Question

Rationalize each denominator. All variables represent positive real numbers.$$\frac{1}{\sqrt[3]{4 m^{2}}}$$

Answer

**step1** Understanding the problem and identifying the goal

The problem asks us to rationalize the denominator of the given expression, which is $$\frac{1}{\sqrt[3]{4 m^{2}}}$$. Rationalizing the denominator means transforming the expression so that its denominator no longer contains a radical, while keeping the value of the expression unchanged.

**step2** Analyzing the denominator

The denominator is $$\sqrt[3]{4 m^{2}}$$. To remove the cube root, the expression inside the root must become a perfect cube. Let's analyze the term inside the cube root: $$4 m^{2}$$.
First, decompose the number 4 into its prime factors: $$4 = 2 \times 2 = 2^2$$.
So, the term inside the cube root can be written as $$2^2 m^2$$.

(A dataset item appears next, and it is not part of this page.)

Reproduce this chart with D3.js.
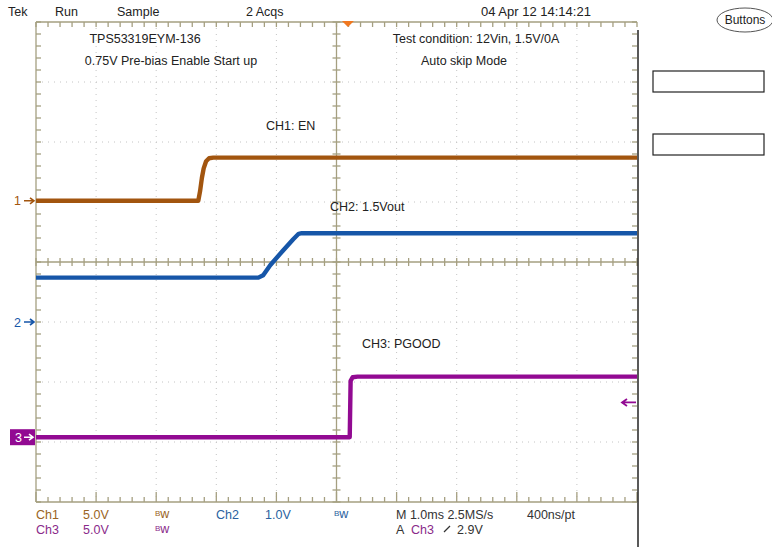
<!DOCTYPE html>
<html><head><meta charset="utf-8">
<script src="https://cdn.jsdelivr.net/npm/d3@7"></script>
<style>body{margin:0;background:#fff}svg{display:block;font-family:"Liberation Sans",Arial,sans-serif}</style>
</head><body><svg id="c" width="772" height="547"></svg>
<script>
// ---- data ----
// time in ms (10 divisions at 1.0 ms/div, centred on trigger), values in volts
const ch1Time = [-5, -2.30, -2.27, -2.24, -2.21, -2.17, -2.12, -2.05, 5];
const ch1Volt = [0, 0, 0.8, 1.9, 2.7, 3.3, 3.55, 3.6, 3.6];
const ch2Time = [-5, -1.30, -1.22, -1.10, -0.90, -0.72, -0.63, -0.58, 5];
const ch2Volt = [0.74, 0.74, 0.78, 0.95, 1.18, 1.38, 1.47, 1.48, 1.48];
const ch3Time = [-5, 0.22, 0.235, 0.27, 0.35, 5];
const ch3Volt = [0, 0, 4.7, 5.0, 5.05, 5.05];
const channelNames = ["Ch1", "Ch2", "Ch3"];
const voltsPerDiv = [5.0, 1.0, 5.0];
const offsetDiv = [1.02, -1.0, -2.92];
const triggerLevel = 2.9;
const triggerTime = 0.19;
const xTicksMs = [-5, -4, -3, -2, -1, 0, 1, 2, 3, 4, 5];
const yTicksDiv = [-4, -3, -2, -1, 0, 1, 2, 3, 4];
const colors = ["#a2550f", "#1656a8", "#920a92"];
const textColors = ["#9a6424", "#2a62a0", "#8a2a8a"];

// ---- scales ----
const svg = d3.select("#c");
const x = d3.scaleLinear().domain([-5, 5]).range([36, 637]);
const y = d3.scaleLinear().domain([-4, 4]).range([502, 22]);
const frameCol = "#a59f80";

// grid dots
const g = svg.append("g");
xTicksMs.slice(1, -1).filter(d => d !== 0).forEach(t => {
  g.append("line").attr("x1", x(t)).attr("x2", x(t)).attr("y1", y(4)).attr("y2", y(-4))
    .attr("stroke", "#c4c4c4").attr("stroke-dasharray", "1,5");
});
yTicksDiv.slice(1, -1).filter(d => d !== 0).forEach(v => {
  g.append("line").attr("y1", y(v)).attr("y2", y(v)).attr("x1", x(-5)).attr("x2", x(5))
    .attr("stroke", "#c4c4c4").attr("stroke-dasharray", "1,5");
});

// frame and crosshair with minor ticks
const minorX = d3.range(-5, 5.001, 0.2);
const minorY = d3.range(-4, 4.001, 0.2);
const fr = svg.append("g").attr("stroke", frameCol).attr("stroke-width", 1.3);
fr.append("line").attr("x1", x(-5)).attr("x2", x(5)).attr("y1", y(4)).attr("y2", y(4));
fr.append("line").attr("x1", x(-5)).attr("x2", x(5)).attr("y1", y(-4)).attr("y2", y(-4));
fr.append("line").attr("x1", x(-5)).attr("x2", x(-5)).attr("y1", y(4)).attr("y2", y(-4));
fr.append("line").attr("x1", x(0)).attr("x2", x(0)).attr("y1", y(4)).attr("y2", y(-4));
fr.append("line").attr("x1", x(-5)).attr("x2", x(5)).attr("y1", y(0)).attr("y2", y(0));
minorX.forEach(t => {
  const major = Math.abs(t - Math.round(t)) < 1e-6;
  fr.append("line").attr("x1", x(t)).attr("x2", x(t)).attr("y1", y(4)).attr("y2", y(4) + 5);
  fr.append("line").attr("x1", x(t)).attr("x2", x(t)).attr("y1", y(-4)).attr("y2", y(-4) - (major ? 10 : 5));
  fr.append("line").attr("x1", x(t)).attr("x2", x(t)).attr("y1", y(0) - 4).attr("y2", y(0) + 4);
});
minorY.forEach(v => {
  fr.append("line").attr("x1", x(-5)).attr("x2", x(-5) + 5).attr("y1", y(v)).attr("y2", y(v));
  fr.append("line").attr("x1", x(5)).attr("x2", x(5) - 5).attr("y1", y(v)).attr("y2", y(v));
  fr.append("line").attr("x1", x(0) - 4).attr("x2", x(0) + 4).attr("y1", y(v)).attr("y2", y(v));
});

// right panel separator
svg.append("line").attr("x1", 638).attr("x2", 638).attr("y1", 30).attr("y2", 547)
  .attr("stroke", "#222").attr("stroke-width", 1.5);

// traces
const series = [[ch1Time, ch1Volt], [ch2Time, ch2Volt], [ch3Time, ch3Volt]];
series.forEach(([ts, vs], i) => {
  const pts = ts.map((t, k) => [t, vs[k] / voltsPerDiv[i] + offsetDiv[i]]);
  svg.append("path").datum(pts)
    .attr("d", d3.line().x(d => x(d[0])).y(d => y(d[1])))
    .attr("fill", "none").attr("stroke", colors[i]).attr("stroke-width", 4.4)
    .attr("stroke-linejoin", "round");
});

// channel markers
const txt = (s, px, py, opts = {}) => svg.append("text").attr("x", px).attr("y", py)
  .attr("font-size", opts.size || 12.5).attr("fill", opts.fill || "#222")
  .attr("text-anchor", opts.anchor || "start").text(s);
[0, 1].forEach(i => {
  const yy = y(offsetDiv[i]);
  txt(String(i + 1), 14, yy + 4.5, {fill: colors[i]});
  svg.append("path").attr("d", `M24,${yy}H34M30,${yy - 3}L34,${yy}L30,${yy + 3}`)
    .attr("stroke", colors[i]).attr("stroke-width", 1.6).attr("fill", "none");
});
{
  const yy = y(offsetDiv[2]);
  svg.append("rect").attr("x", 10).attr("y", yy - 8).attr("width", 25).attr("height", 16).attr("fill", colors[2]);
  txt("3", 15, yy + 4.5, {fill: "#fff"});
  svg.append("path").attr("d", `M24,${yy}H33M29,${yy - 3}L33,${yy}L29,${yy + 3}`)
    .attr("stroke", "#fff").attr("stroke-width", 1.6).attr("fill", "none");
}
// trigger level arrow
{
  const yy = y(triggerLevel / voltsPerDiv[2] + offsetDiv[2]);
  svg.append("path").attr("d", `M623,${yy}H636M627,${yy - 3.5}L622,${yy}L627,${yy + 3.5}`)
    .attr("stroke", colors[2]).attr("stroke-width", 1.8).attr("fill", "none");
}
// trigger position marker
svg.append("path").attr("d", `M${x(triggerTime) - 6},${y(4) - 1}L${x(triggerTime) + 6},${y(4) - 1}L${x(triggerTime)},${y(4) + 5}Z`)
  .attr("fill", "#f07820");

// header
txt("Tek", 8, 16); txt("Run", 55, 16); txt("Sample", 117, 16); txt("2 Acqs", 246, 16);
txt("04 Apr 12 14:14:21", 481, 16, {size: 13});
// annotations
txt("TPS53319EYM-136", 145, 43, {anchor: "middle"});
txt("0.75V Pre-bias Enable Start up", 171, 65, {anchor: "middle"});
txt("Test condition: 12Vin, 1.5V/0A", 476, 43, {anchor: "middle"});
txt("Auto skip Mode", 464, 65, {anchor: "middle"});
txt("CH1: EN", 266, 130);
txt("CH2: 1.5Vout", 330, 211);
txt("CH3: PGOOD", 362, 348);

// footer
txt(channelNames[0], 36, 519, {fill: textColors[0]});
txt(voltsPerDiv[0].toFixed(1) + "V", 83, 519, {fill: textColors[0]});
txt(channelNames[1], 216, 519, {fill: textColors[1]});
txt(voltsPerDiv[1].toFixed(1) + "V", 265, 519, {fill: textColors[1]});
txt(channelNames[2], 36, 534, {fill: textColors[2]});
txt(voltsPerDiv[2].toFixed(1) + "V", 83, 534, {fill: textColors[2]});
const bw = (px, py, c) => {
  const t = svg.append("text").attr("x", px).attr("y", py).attr("fill", c).attr("font-size", 12.5);
  t.append("tspan").attr("font-size", 8).attr("dy", -2).text("B");
  t.append("tspan").attr("dy", 2).text("w");
};
bw(155, 518, textColors[0]); bw(334, 518, textColors[1]); bw(155, 533, textColors[2]);
txt("M 1.0ms 2.5MS/s", 396, 519, {fill: "#333"});
txt("400ns/pt", 527, 519, {fill: "#333"});
txt("A", 396, 534, {fill: "#333"});
txt("Ch3", 411, 534, {fill: textColors[2]});
svg.append("path").attr("d", "M444,532L450,526").attr("stroke", "#333").attr("stroke-width", 1.2);
txt("2.9V", 457, 534, {fill: "#333"});

// right panel
svg.append("ellipse").attr("cx", 745).attr("cy", 20).attr("rx", 28).attr("ry", 12)
  .attr("fill", "none").attr("stroke", "#555").attr("stroke-width", 1);
txt("Buttons", 745, 24, {anchor: "middle", size: 12});
svg.append("rect").attr("x", 653).attr("y", 71).attr("width", 111).attr("height", 21)
  .attr("fill", "none").attr("stroke", "#222").attr("stroke-width", 1.2);
svg.append("rect").attr("x", 653).attr("y", 134).attr("width", 111).attr("height", 21)
  .attr("fill", "none").attr("stroke", "#222").attr("stroke-width", 1.2);
</script></body></html>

**step3** Determining the multiplier for a perfect cube

To make $$2^2 m^2$$ a perfect cube, the exponent of each prime factor and variable must be a multiple of 3.
Currently, the exponent of $$2$$ is $$2$$. To reach the next multiple of 3 (which is 3), we need to multiply by $$2^{3-2} = 2^1 = 2$$.
Currently, the exponent of $$m$$ is $$2$$. To reach the next multiple of 3 (which is 3), we need to multiply by $$m^{3-2} = m^1 = m$$.
Therefore, to make $$2^2 m^2$$ a perfect cube, we need to multiply it by $$2 \times m = 2m$$.
This means we need to multiply both the numerator and the denominator of the original expression by $$\sqrt[3]{2m}$$.

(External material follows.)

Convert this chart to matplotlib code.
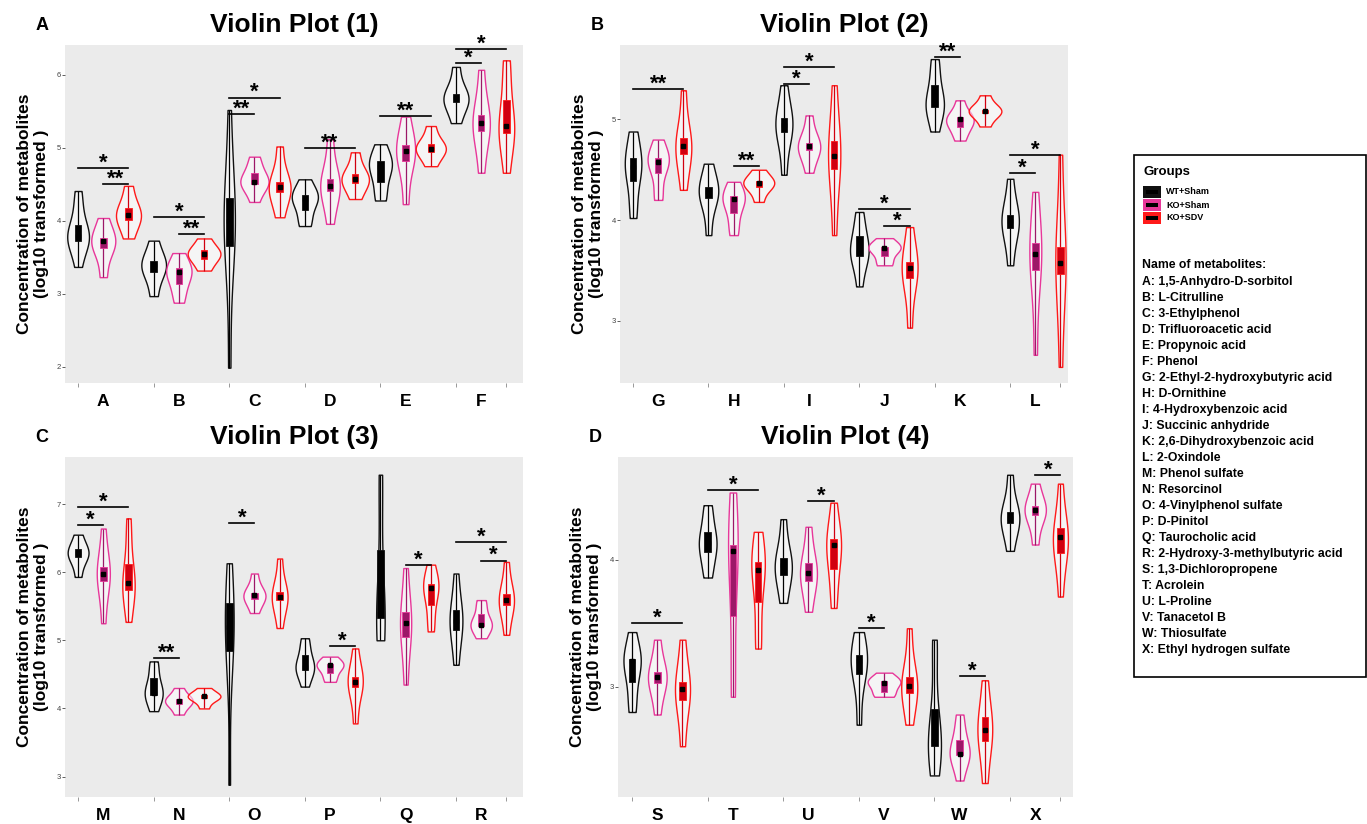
import numpy as np
import matplotlib
matplotlib.use('Agg')
from matplotlib import pyplot as plt
from matplotlib import cbook, mlab
from matplotlib.patches import Rectangle

plt.rcParams['font.family'] = ['Liberation Sans', 'DejaVu Sans']

groups = ['WT+Sham', 'KO+Sham', 'KO+SDV']
line_colors = ['#111111', '#e8379a', '#ff1a1a']
box_colors = ['#000000', '#9c1868', '#d00010']

names = ['1,5-Anhydro-D-sorbitol', 'L-Citrulline', '3-Ethylphenol', 'Trifluoroacetic acid',
         'Propynoic acid', 'Phenol', '2-Ethyl-2-hydroxybutyric acid', 'D-Ornithine',
         '4-Hydroxybenzoic acid', 'Succinic anhydride', '2,6-Dihydroxybenzoic acid', '2-Oxindole',
         'Phenol sulfate', 'Resorcinol', '4-Vinylphenol sulfate', 'D-Pinitol', 'Taurocholic acid',
         '2-Hydroxy-3-methylbutyric acid', '1,3-Dichloropropene', 'Acrolein', 'L-Proline',
         'Tanacetol B', 'Thiosulfate', 'Ethyl hydrogen sulfate']
letters = [chr(ord('A') + i) for i in range(24)]

# log10 concentrations, one list per metabolite
p1_wt = [[3.37, 3.68, 3.74, 3.78, 3.82, 3.87, 4.18, 4.41],
         [2.97, 3.28, 3.37, 3.42, 3.46, 3.73],
         [1.99, 3.52, 3.7, 3.9, 4.1, 4.23, 4.54, 5.52],
         [3.93, 4.03, 4.28, 4.3, 4.33, 4.39, 4.57],
         [4.28, 4.39, 4.68, 4.74, 4.8, 4.84, 5.05],
         [5.34, 5.61, 5.66, 5.7, 5.75, 6.11]]
p1_ko = [[3.23, 3.6, 3.7, 3.74, 3.78, 4.04],
         [2.88, 3.04, 3.22, 3.3, 3.32, 3.39, 3.56],
         [4.26, 4.48, 4.52, 4.53, 4.57, 4.73, 4.88],
         [3.96, 4.39, 4.47, 4.48, 4.61, 5.12],
         [4.23, 4.8, 4.9, 5.02, 5.05, 5.43],
         [4.66, 5.21, 5.3, 5.37, 5.48, 6.07]]
p1_sdv = [[3.76, 3.99, 4.06, 4.1, 4.2, 4.48],
          [3.32, 3.46, 3.54, 3.56, 3.61, 3.76],
          [4.05, 4.37, 4.45, 4.48, 4.55, 5.02],
          [4.3, 4.5, 4.57, 4.58, 4.66, 4.94],
          [4.75, 4.94, 4.98, 5.0, 5.07, 5.3],
          [4.66, 5.18, 5.23, 5.3, 5.36, 5.95, 6.2]]

p2_wt = [[4.02, 4.15, 4.47, 4.52, 4.53, 4.57, 4.76, 4.88],
         [3.85, 4.2, 4.27, 4.28, 4.35, 4.56],
         [4.45, 4.86, 4.93, 4.95, 5.04, 5.34],
         [3.34, 3.62, 3.67, 3.68, 3.75, 3.93, 4.08],
         [4.88, 5.09, 5.15, 5.16, 5.21, 5.47, 5.6],
         [3.55, 3.9, 3.98, 4.0, 4.07, 4.41]]
p2_ko = [[4.2, 4.27, 4.54, 4.57, 4.58, 4.6, 4.68, 4.8],
         [3.85, 3.97, 4.17, 4.21, 4.22, 4.25, 4.38],
         [4.47, 4.68, 4.73, 4.74, 4.78, 5.04],
         [3.55, 3.58, 3.7, 3.72, 3.73, 3.74, 3.82],
         [4.79, 4.88, 4.97, 5.0, 5.01, 5.03, 5.19],
         [2.66, 3.47, 3.62, 3.7, 3.8, 4.28]]
p2_sdv = [[4.3, 4.63, 4.73, 4.74, 4.84, 5.29],
          [4.18, 4.32, 4.36, 4.37, 4.4, 4.5],
          [3.85, 4.46, 4.63, 4.65, 4.83, 5.34],
          [2.93, 3.4, 3.5, 3.54, 3.6, 3.93],
          [4.93, 5.06, 5.08, 5.09, 5.1, 5.24],
          [2.54, 3.44, 3.55, 3.6, 3.77, 4.65]]

p3_wt = [[5.93, 6.2, 6.27, 6.28, 6.35, 6.55],
         [3.96, 4.18, 4.22, 4.23, 4.3, 4.58, 4.69],
         [2.88, 4.7, 4.9, 5.1, 5.3, 5.5, 5.71, 6.13],
         [4.32, 4.54, 4.6, 4.61, 4.66, 4.9, 5.03],
         [5.0, 5.3, 5.35, 5.38, 5.49, 7.16, 7.43],
         [4.64, 5.1, 5.28, 5.3, 5.49, 5.98]]
p3_ko = [[5.25, 5.84, 5.97, 5.98, 6.1, 6.64],
         [3.91, 4.06, 4.1, 4.13, 4.14, 4.3],
         [5.4, 5.6, 5.65, 5.67, 5.71, 5.98],
         [4.39, 4.46, 4.59, 4.63, 4.64, 4.67, 4.76],
         [4.35, 5.0, 5.2, 5.3, 5.45, 6.06],
         [5.03, 5.2, 5.23, 5.23, 5.26, 5.5, 5.59]]
p3_sdv = [[5.27, 5.6, 5.79, 5.84, 5.85, 5.99, 6.5, 6.79],
          [4.0, 4.14, 4.17, 4.18, 4.2, 4.3],
          [5.18, 5.57, 5.63, 5.64, 5.74, 6.2],
          [3.78, 4.3, 4.38, 4.39, 4.49, 4.88],
          [5.13, 5.32, 5.71, 5.77, 5.79, 5.86, 6.11],
          [5.08, 5.49, 5.58, 5.59, 5.7, 6.15]]

p4_wt = [[2.8, 2.92, 3.16, 3.2, 3.2, 3.24, 3.43],
         [3.86, 3.94, 4.1, 4.13, 4.14, 4.17, 4.36, 4.43],
         [3.66, 3.86, 3.95, 3.96, 4.03, 4.32],
         [2.7, 3.08, 3.17, 3.24, 3.25, 3.43],
         [2.3, 2.5, 2.54, 2.55, 2.59, 2.68, 3.25, 3.37],
         [4.07, 4.28, 4.33, 4.33, 4.39, 4.67]]
p4_ko = [[2.78, 3.01, 3.07, 3.08, 3.13, 3.37],
         [2.92, 3.13, 3.99, 4.07, 4.08, 4.16, 4.53],
         [3.59, 3.82, 3.87, 3.92, 3.99, 4.26],
         [2.92, 2.93, 2.97, 3.02, 3.04, 3.04, 3.06, 3.11],
         [2.26, 2.45, 2.47, 2.47, 2.5, 2.66, 2.78],
         [4.12, 4.34, 4.39, 4.39, 4.43, 4.6]]
p4_sdv = [[2.53, 2.87, 2.96, 3.0, 3.05, 3.37],
          [3.3, 3.43, 3.9, 3.92, 3.96, 4.0, 4.22],
          [3.62, 3.82, 4.04, 4.12, 4.13, 4.2, 4.45],
          [2.7, 2.93, 3.0, 3.01, 3.1, 3.46],
          [2.24, 2.54, 2.65, 2.66, 2.79, 3.05],
          [3.71, 4.0, 4.1, 4.18, 4.2, 4.3, 4.6]]

# significance: (metabolite index, group a, group b, bar height, stars)
p1_sig = [(0, 0, 2, 4.73, '*'), (0, 1, 2, 4.51, '**'), (1, 0, 2, 4.05, '*'), (1, 1, 2, 3.82, '**'),
          (2, 0, 2, 5.69, '*'), (2, 0, 1, 5.47, '**'), (3, 0, 2, 5.0, '**'), (4, 0, 2, 5.44, '**'),
          (5, 0, 2, 6.36, '*'), (5, 0, 1, 6.16, '*')]
p2_sig = [(0, 0, 2, 5.3, '**'), (1, 1, 2, 4.54, '**'), (2, 0, 2, 5.52, '*'), (2, 0, 1, 5.35, '*'),
          (3, 0, 2, 4.11, '*'), (3, 1, 2, 3.94, '*'), (4, 0, 1, 5.62, '**'), (5, 0, 2, 4.65, '*'),
          (5, 0, 1, 4.47, '*')]
p3_sig = [(0, 0, 2, 6.95, '*'), (0, 0, 1, 6.69, '*'), (1, 0, 1, 4.74, '**'), (2, 0, 1, 6.72, '*'),
          (3, 1, 2, 4.91, '*'), (4, 1, 2, 6.11, '*'), (5, 0, 2, 6.44, '*'), (5, 1, 2, 6.17, '*')]
p4_sig = [(0, 0, 2, 3.5, '*'), (1, 0, 2, 4.55, '*'), (2, 1, 2, 4.46, '*'), (3, 0, 1, 3.46, '*'),
          (4, 1, 2, 3.08, '*'), (5, 1, 2, 4.67, '*')]

W, H = 1367, 824


def fx(x):
    return x / W


def fy(y):
    return 1 - y / H


def kde(X, coords):
    return mlab.GaussianKDE(X, 'scott').evaluate(coords)


def draw_panel(ax, series, sig, labels, ylim, yticks, xlim):
    data, pos, grp = [], [], []
    for g, s in enumerate(series):
        for m, vals in enumerate(s):
            data.append(np.array(vals))
            pos.append(3 * m + g + 1)
            grp.append(g)
    stats = cbook.violin_stats(data, kde, points=120)
    peak = np.array([s['vals'].max() for s in stats])
    widths = np.clip(1.3 * (peak / peak.max()) ** 0.6, 0.14, None)
    parts = ax.violin(stats, positions=pos, widths=widths, showmeans=False,
                      showextrema=False, showmedians=False)
    for body, g in zip(parts['bodies'], grp):
        body.set_alpha(None)
        body.set_facecolor((1, 1, 1, 0.5))
        body.set_edgecolor(line_colors[g])
        body.set_linewidth(1.0)
        body.set_zorder(2)
    for d, p, g in zip(data, pos, grp):
        q1, med, q3 = np.percentile(d, [25, 50, 75])
        ax.vlines(p, d.min(), d.max(), color=box_colors[g], lw=0.9, zorder=3)
        ax.add_patch(Rectangle((p - 0.13, q1), 0.26, q3 - q1, facecolor=box_colors[g],
                               edgecolor=line_colors[g], lw=0.6, zorder=4))
        ax.plot(p, med, 's', color='black', ms=3.2, zorder=5)
    for m, a, b, y, star in sig:
        xa, xb = 3 * m + a + 1, 3 * m + b + 1
        ax.plot([xa, xb], [y, y], color='black', lw=1.2, zorder=6)
        ax.annotate(star, ((xa + xb) / 2, y), xytext=(0, 3.5), textcoords='offset points',
                    ha='center', va='center', fontsize=16, fontweight='bold', zorder=6)
    ax.set_facecolor('#ebebeb')
    for sp in ax.spines.values():
        sp.set_visible(False)
    ax.set_xlim(*xlim)
    ax.set_ylim(*ylim)
    ax.set_yticks(yticks)
    ax.tick_params(axis='y', labelsize=5.5, length=2, width=0.6, colors='#444444', pad=1)
    ax.set_xticks([2, 5, 8, 11, 14, 17])
    ax.set_xticklabels(labels, fontsize=12.5, fontweight='bold')
    ax.tick_params(axis='x', length=0, pad=8)
    ax.set_xticks([1, 4, 7, 10, 13, 16, 18], minor=True)
    ax.tick_params(axis='x', which='minor', length=3, width=0.6, colors='#888888')


fig = plt.figure(figsize=(W / 100, H / 100), dpi=100)

panels = [
    ((65, 45, 523, 383), (p1_wt, p1_ko, p1_sdv), p1_sig, letters[0:6], (1.78, 6.41), [2, 3, 4, 5, 6], (0.48, 18.66), 'A', 'Violin Plot (1)'),
    ((620, 45, 1068, 383), (p2_wt, p2_ko, p2_sdv), p2_sig, letters[6:12], (2.38, 5.74), [3, 4, 5], (0.48, 18.3), 'B', 'Violin Plot (2)'),
    ((65, 457, 523, 797), (p3_wt, p3_ko, p3_sdv), p3_sig, letters[12:18], (2.70, 7.69), [3, 4, 5, 6, 7], (0.48, 18.66), 'C', 'Violin Plot (3)'),
    ((618, 457, 1073, 797), (p4_wt, p4_ko, p4_sdv), p4_sig, letters[18:24], (2.13, 4.81), [3, 4], (0.44, 18.5), 'D', 'Violin Plot (4)'),
]

for (x0, y0, x1, y1), series, sig, labels, ylim, yticks, xlim, tag, title in panels:
    ax = fig.add_axes([fx(x0), fy(y1), (x1 - x0) / W, (y1 - y0) / H])
    draw_panel(ax, series, sig, labels, ylim, yticks, xlim)
    fig.text(fx((x0 + x1) / 2), fy(y0 - 20), title, ha='center', va='center',
             fontsize=19, fontweight='bold')
    fig.text(fx(x0 - 23), fy(y0 - 20), tag, ha='center', va='center',
             fontsize=13, fontweight='bold')
    fig.text(fx(x0 - 32), fy((y0 + y1) / 2), 'Concentration of metabolites\n(log10 transformed )',
             rotation=90, ha='center', va='center', multialignment='center',
             fontsize=12.5, fontweight='bold', linespacing=1.1)

# legend box
fig.patches.append(Rectangle((fx(1134), fy(677)), (1366 - 1134) / W, (677 - 155) / H,
                             transform=fig.transFigure, facecolor='white',
                             edgecolor='black', lw=1.2))
fig.text(fx(1143), fy(172), 'Groups', ha='left', va='center', fontsize=9.5, fontweight='bold')
for i, g in enumerate(groups):
    yc = 192 + i * 13
    fig.patches.append(Rectangle((fx(1143), fy(yc + 6)), 18 / W, 12 / H,
                                 transform=fig.transFigure, facecolor=line_colors[i],
                                 edgecolor='none'))
    fig.patches.append(Rectangle((fx(1146), fy(yc + 2)), 12 / W, 4 / H,
                                 transform=fig.transFigure, facecolor='black',
                                 edgecolor='none'))
    fig.text(fx(1166), fy(yc), g, ha='left', va='center', fontsize=6.5, fontweight='bold')
fig.text(fx(1142), fy(265), 'Name of metabolites:', ha='left', va='center',
         fontsize=8.8, fontweight='bold')
for i, (l, n) in enumerate(zip(letters, names)):
    fig.text(fx(1142), fy(282 + i * 16.0), '{}: {}'.format(l, n), ha='left', va='center',
             fontsize=8.8, fontweight='bold')

fig.savefig('out.png', dpi=100)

**step4** Multiplying the numerator and denominator

Multiply the given expression by the appropriate factor, which is $$\frac{\sqrt[3]{2m}}{\sqrt[3]{2m}}$$:
$$\frac{1}{\sqrt[3]{4 m^{2}}} \times \frac{\sqrt[3]{2m}}{\sqrt[3]{2m}} = \frac{1 \times \sqrt[3]{2m}}{\sqrt[3]{4 m^{2}} \times \sqrt[3]{2m}}$$

**step5** Simplifying the expression

Now, simplify both the numerator and the denominator.
The numerator is $$1 \times \sqrt[3]{2m} = \sqrt[3]{2m}$$.
The denominator is $$\sqrt[3]{4 m^{2}} \times \sqrt[3]{2m} = \sqrt[3]{(4 m^{2}) \times (2m)}$$
Multiply the terms inside the cube root: $$4 \times 2 = 8$$ and $$m^2 \times m = m^3$$.
So, the denominator becomes $$\sqrt[3]{8 m^{3}}$$.
To simplify $$\sqrt[3]{8 m^{3}}$$:
The cube root of $$8$$ is $$2$$ (since $$2 \times 2 \times 2 = 8$$).
The cube root of $$m^3$$ is $$m$$ (since $$m \times m \times m = m^3$$).
Therefore, $$\sqrt[3]{8 m^{3}} = 2m$$.
The final rationalized expression is $$\frac{\sqrt[3]{2m}}{2m}$$.